Please print the lines between the one with "What Chart.js code" and the one with "const yTicks = [90, 95, 100, 105, 110, 115];", both ends included, exactly as written, with no pictures.

• Entries with chart source code
####

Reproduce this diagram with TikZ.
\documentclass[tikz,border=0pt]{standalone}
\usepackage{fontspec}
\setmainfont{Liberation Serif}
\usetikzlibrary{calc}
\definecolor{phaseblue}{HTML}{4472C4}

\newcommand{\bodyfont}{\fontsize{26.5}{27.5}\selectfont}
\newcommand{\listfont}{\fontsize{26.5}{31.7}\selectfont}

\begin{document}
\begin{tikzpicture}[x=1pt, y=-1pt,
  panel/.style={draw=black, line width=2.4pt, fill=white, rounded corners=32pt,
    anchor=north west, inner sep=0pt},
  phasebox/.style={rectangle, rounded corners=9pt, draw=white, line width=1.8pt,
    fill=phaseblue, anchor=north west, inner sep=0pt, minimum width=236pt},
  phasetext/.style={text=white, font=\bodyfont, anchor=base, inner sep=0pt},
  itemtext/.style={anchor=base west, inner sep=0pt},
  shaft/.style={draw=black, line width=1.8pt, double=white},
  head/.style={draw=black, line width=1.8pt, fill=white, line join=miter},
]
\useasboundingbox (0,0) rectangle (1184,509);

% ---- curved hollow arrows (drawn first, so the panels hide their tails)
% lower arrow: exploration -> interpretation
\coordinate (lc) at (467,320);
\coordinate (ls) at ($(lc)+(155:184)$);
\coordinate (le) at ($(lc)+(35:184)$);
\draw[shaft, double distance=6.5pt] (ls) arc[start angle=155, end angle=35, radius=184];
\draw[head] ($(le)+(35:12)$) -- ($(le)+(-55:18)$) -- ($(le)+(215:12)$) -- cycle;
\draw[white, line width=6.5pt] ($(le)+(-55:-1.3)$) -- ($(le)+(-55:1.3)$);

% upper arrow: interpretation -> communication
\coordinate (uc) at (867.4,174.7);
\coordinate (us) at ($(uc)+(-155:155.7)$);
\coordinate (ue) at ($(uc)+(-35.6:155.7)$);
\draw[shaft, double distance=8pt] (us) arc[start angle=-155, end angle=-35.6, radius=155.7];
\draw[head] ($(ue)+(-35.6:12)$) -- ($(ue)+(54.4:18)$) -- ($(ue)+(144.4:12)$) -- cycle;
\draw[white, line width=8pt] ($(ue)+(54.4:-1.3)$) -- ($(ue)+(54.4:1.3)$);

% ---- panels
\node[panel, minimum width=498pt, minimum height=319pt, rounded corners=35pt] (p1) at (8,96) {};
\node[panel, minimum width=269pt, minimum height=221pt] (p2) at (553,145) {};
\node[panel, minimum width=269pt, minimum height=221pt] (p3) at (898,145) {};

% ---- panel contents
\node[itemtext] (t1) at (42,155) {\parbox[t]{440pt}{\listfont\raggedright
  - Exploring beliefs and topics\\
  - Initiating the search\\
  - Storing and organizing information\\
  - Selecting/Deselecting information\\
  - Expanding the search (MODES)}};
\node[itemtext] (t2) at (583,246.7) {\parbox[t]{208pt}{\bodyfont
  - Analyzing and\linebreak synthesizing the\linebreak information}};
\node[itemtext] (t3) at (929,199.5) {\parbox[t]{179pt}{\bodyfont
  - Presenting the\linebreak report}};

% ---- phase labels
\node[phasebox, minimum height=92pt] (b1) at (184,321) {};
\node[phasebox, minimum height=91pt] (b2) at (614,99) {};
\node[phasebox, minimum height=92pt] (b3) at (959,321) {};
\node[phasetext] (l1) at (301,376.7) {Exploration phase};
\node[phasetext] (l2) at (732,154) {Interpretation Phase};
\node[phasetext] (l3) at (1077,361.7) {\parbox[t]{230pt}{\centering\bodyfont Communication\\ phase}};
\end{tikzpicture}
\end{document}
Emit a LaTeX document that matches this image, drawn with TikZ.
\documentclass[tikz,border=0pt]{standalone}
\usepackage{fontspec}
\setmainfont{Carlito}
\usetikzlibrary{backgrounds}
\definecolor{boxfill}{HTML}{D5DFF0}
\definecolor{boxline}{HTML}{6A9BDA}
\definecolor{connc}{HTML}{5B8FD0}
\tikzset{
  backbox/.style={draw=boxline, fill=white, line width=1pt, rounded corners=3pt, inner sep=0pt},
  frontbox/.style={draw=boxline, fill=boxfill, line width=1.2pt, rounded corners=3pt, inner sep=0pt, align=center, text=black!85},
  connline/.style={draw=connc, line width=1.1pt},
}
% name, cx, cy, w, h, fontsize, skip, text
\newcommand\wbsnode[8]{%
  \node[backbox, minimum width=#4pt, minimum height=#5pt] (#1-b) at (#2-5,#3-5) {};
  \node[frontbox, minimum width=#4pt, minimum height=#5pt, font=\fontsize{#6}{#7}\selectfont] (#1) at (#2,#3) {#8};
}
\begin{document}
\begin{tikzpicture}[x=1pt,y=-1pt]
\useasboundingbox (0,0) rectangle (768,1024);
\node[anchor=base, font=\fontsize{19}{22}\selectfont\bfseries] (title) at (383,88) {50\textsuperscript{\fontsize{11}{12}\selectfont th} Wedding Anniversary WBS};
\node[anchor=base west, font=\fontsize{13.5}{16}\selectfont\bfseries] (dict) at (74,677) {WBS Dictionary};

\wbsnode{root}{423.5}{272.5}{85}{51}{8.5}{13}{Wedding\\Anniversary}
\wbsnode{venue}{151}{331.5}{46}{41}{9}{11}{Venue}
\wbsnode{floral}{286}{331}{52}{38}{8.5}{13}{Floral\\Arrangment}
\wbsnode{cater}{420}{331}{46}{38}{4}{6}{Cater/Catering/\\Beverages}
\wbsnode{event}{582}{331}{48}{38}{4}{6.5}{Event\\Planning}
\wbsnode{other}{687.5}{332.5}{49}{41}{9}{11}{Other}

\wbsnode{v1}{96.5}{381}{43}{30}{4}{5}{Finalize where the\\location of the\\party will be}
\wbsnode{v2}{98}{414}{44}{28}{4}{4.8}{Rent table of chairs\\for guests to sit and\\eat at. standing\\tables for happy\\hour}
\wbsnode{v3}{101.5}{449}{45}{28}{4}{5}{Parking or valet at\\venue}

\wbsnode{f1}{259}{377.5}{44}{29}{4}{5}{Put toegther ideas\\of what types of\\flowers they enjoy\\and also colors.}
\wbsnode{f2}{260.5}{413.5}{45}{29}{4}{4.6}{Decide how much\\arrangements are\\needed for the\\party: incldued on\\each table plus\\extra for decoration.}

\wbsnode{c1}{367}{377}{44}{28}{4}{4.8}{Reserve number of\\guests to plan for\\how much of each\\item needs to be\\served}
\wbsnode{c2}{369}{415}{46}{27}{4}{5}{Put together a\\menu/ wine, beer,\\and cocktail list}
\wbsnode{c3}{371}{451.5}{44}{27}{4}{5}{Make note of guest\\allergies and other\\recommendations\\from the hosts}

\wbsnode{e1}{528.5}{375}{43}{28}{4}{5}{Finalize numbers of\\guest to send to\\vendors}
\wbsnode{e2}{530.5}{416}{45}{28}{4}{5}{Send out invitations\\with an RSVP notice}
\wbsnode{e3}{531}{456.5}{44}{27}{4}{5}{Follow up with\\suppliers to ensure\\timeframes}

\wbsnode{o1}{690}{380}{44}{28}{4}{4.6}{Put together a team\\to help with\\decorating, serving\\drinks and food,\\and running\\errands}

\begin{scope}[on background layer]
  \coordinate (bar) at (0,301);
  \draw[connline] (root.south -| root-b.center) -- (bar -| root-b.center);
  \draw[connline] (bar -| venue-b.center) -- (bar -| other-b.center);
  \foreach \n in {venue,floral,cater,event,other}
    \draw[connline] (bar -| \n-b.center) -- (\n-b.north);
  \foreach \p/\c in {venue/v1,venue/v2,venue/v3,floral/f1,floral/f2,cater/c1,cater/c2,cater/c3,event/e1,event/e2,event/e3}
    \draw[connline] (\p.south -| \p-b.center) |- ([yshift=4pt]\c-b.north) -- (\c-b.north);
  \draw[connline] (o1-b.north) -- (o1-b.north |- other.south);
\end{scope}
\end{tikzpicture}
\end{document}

####

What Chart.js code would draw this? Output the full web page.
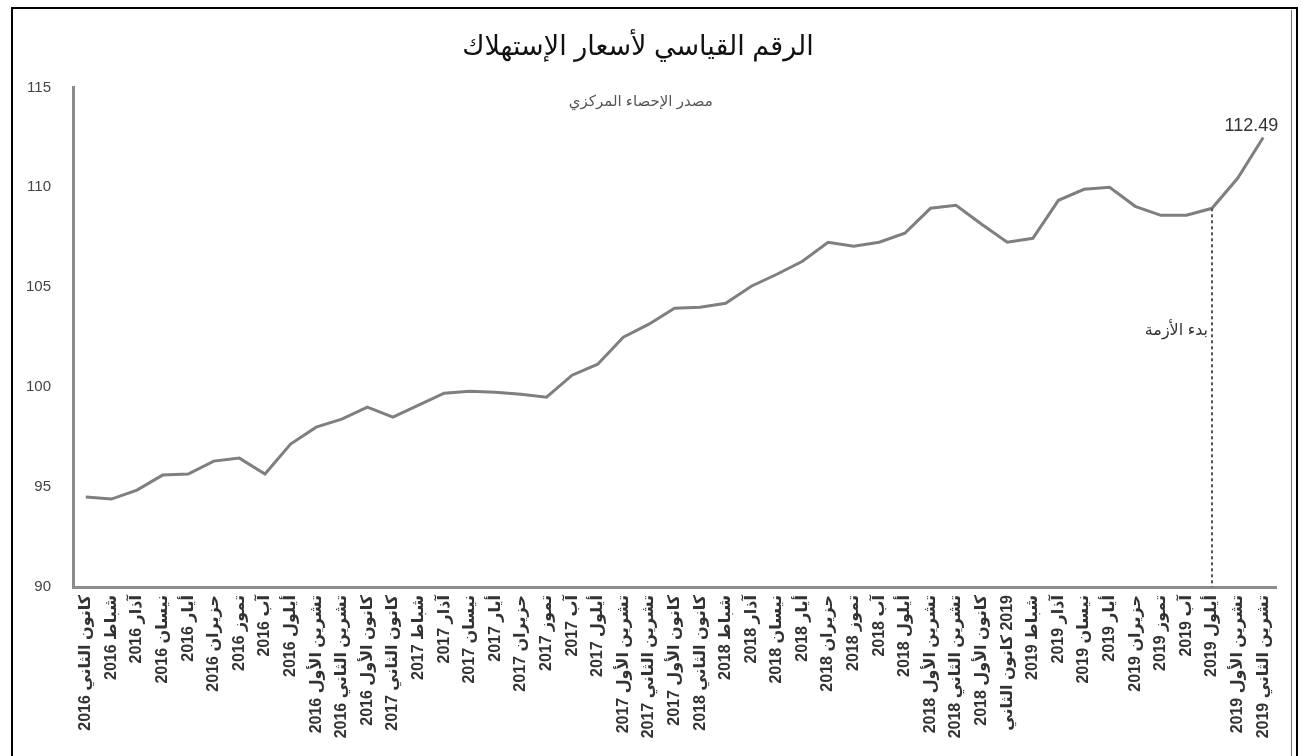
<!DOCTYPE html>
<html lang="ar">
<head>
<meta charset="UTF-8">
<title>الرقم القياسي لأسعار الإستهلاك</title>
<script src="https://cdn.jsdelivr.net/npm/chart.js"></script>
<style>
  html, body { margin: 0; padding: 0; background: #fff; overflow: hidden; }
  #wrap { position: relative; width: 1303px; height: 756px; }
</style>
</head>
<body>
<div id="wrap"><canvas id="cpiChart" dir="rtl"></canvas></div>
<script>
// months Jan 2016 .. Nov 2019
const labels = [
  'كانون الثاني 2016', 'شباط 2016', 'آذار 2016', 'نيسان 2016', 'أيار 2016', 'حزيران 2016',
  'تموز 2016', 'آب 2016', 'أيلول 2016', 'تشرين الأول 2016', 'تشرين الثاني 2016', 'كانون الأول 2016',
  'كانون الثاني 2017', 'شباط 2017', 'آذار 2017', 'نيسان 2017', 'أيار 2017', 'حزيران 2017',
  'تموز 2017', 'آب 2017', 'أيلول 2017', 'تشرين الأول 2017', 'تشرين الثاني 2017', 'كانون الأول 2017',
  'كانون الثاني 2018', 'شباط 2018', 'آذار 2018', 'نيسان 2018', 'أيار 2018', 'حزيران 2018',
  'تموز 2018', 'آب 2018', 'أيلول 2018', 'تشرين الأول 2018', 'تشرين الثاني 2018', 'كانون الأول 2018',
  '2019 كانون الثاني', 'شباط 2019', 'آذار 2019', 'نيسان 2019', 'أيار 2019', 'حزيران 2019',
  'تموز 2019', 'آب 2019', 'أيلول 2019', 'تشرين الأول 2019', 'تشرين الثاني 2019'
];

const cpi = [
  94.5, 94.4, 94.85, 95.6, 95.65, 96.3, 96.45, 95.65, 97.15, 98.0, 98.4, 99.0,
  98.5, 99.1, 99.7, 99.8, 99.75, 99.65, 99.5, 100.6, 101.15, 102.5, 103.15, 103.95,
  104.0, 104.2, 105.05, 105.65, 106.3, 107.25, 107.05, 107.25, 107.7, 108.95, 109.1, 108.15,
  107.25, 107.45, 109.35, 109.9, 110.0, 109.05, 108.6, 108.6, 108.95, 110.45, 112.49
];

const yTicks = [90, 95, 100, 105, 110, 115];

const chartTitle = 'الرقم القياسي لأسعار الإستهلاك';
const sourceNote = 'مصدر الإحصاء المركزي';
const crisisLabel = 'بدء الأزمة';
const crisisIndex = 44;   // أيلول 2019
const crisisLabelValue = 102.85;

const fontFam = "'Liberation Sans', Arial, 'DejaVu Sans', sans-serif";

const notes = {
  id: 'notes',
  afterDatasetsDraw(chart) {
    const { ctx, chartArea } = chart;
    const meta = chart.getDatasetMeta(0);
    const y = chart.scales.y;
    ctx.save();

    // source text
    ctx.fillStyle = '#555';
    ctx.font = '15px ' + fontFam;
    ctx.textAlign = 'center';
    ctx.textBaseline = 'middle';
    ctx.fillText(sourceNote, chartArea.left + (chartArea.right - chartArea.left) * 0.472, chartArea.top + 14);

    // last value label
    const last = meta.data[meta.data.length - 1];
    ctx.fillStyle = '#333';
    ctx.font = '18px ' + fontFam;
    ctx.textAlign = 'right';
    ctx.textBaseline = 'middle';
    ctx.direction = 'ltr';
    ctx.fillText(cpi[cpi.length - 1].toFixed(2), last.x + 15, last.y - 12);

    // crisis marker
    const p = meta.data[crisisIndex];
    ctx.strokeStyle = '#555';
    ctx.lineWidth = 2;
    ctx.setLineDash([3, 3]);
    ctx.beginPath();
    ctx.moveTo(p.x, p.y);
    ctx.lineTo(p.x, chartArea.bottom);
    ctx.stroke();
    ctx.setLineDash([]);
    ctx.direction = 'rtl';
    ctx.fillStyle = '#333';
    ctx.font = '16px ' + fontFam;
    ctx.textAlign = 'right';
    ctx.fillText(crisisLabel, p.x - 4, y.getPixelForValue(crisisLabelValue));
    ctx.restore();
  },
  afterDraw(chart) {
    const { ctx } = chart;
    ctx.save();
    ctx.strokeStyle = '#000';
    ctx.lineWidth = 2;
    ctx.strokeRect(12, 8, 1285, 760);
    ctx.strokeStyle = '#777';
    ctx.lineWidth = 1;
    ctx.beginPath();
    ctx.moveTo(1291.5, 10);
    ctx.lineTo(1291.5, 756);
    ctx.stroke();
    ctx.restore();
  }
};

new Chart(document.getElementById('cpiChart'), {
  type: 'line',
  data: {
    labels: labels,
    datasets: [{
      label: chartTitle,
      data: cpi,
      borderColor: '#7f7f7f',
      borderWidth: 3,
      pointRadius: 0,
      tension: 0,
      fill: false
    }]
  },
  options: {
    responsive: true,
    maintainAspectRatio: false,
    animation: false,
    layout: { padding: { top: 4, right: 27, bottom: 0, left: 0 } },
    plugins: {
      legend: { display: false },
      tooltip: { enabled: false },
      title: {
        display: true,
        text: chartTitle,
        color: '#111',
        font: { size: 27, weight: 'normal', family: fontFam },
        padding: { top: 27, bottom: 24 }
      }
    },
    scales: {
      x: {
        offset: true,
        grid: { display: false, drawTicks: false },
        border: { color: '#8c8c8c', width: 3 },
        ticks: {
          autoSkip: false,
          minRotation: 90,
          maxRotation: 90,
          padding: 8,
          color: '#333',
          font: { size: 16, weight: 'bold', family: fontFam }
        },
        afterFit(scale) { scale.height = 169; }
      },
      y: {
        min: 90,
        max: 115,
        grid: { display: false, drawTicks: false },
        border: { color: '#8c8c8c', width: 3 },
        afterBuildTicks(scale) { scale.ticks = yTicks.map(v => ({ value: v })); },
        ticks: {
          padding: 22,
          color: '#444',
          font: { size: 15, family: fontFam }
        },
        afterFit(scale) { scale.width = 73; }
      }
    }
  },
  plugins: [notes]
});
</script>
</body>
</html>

####

• SOLVED EXERCISE
What Chart.js code would draw this? Output the full web page.
<!DOCTYPE html>
<html lang="ar">
<head>
<meta charset="UTF-8">
<title>الرقم القياسي لأسعار الإستهلاك</title>
<script src="https://cdn.jsdelivr.net/npm/chart.js"></script>
<style>
  html, body { margin: 0; padding: 0; background: #fff; overflow: hidden; }
  #wrap { position: relative; width: 1303px; height: 756px; }
</style>
</head>
<body>
<div id="wrap"><canvas id="cpiChart" dir="rtl"></canvas></div>
<script>
// months Jan 2016 .. Nov 2019
const labels = [
  'كانون الثاني 2016', 'شباط 2016', 'آذار 2016', 'نيسان 2016', 'أيار 2016', 'حزيران 2016',
  'تموز 2016', 'آب 2016', 'أيلول 2016', 'تشرين الأول 2016', 'تشرين الثاني 2016', 'كانون الأول 2016',
  'كانون الثاني 2017', 'شباط 2017', 'آذار 2017', 'نيسان 2017', 'أيار 2017', 'حزيران 2017',
  'تموز 2017', 'آب 2017', 'أيلول 2017', 'تشرين الأول 2017', 'تشرين الثاني 2017', 'كانون الأول 2017',
  'كانون الثاني 2018', 'شباط 2018', 'آذار 2018', 'نيسان 2018', 'أيار 2018', 'حزيران 2018',
  'تموز 2018', 'آب 2018', 'أيلول 2018', 'تشرين الأول 2018', 'تشرين الثاني 2018', 'كانون الأول 2018',
  '2019 كانون الثاني', 'شباط 2019', 'آذار 2019', 'نيسان 2019', 'أيار 2019', 'حزيران 2019',
  'تموز 2019', 'آب 2019', 'أيلول 2019', 'تشرين الأول 2019', 'تشرين الثاني 2019'
];

const cpi = [
  94.5, 94.4, 94.85, 95.6, 95.65, 96.3, 96.45, 95.65, 97.15, 98.0, 98.4, 99.0,
  98.5, 99.1, 99.7, 99.8, 99.75, 99.65, 99.5, 100.6, 101.15, 102.5, 103.15, 103.95,
  104.0, 104.2, 105.05, 105.65, 106.3, 107.25, 107.05, 107.25, 107.7, 108.95, 109.1, 108.15,
  107.25, 107.45, 109.35, 109.9, 110.0, 109.05, 108.6, 108.6, 108.95, 110.45, 112.49
];

const yTicks = [90, 95, 100, 105, 110, 115];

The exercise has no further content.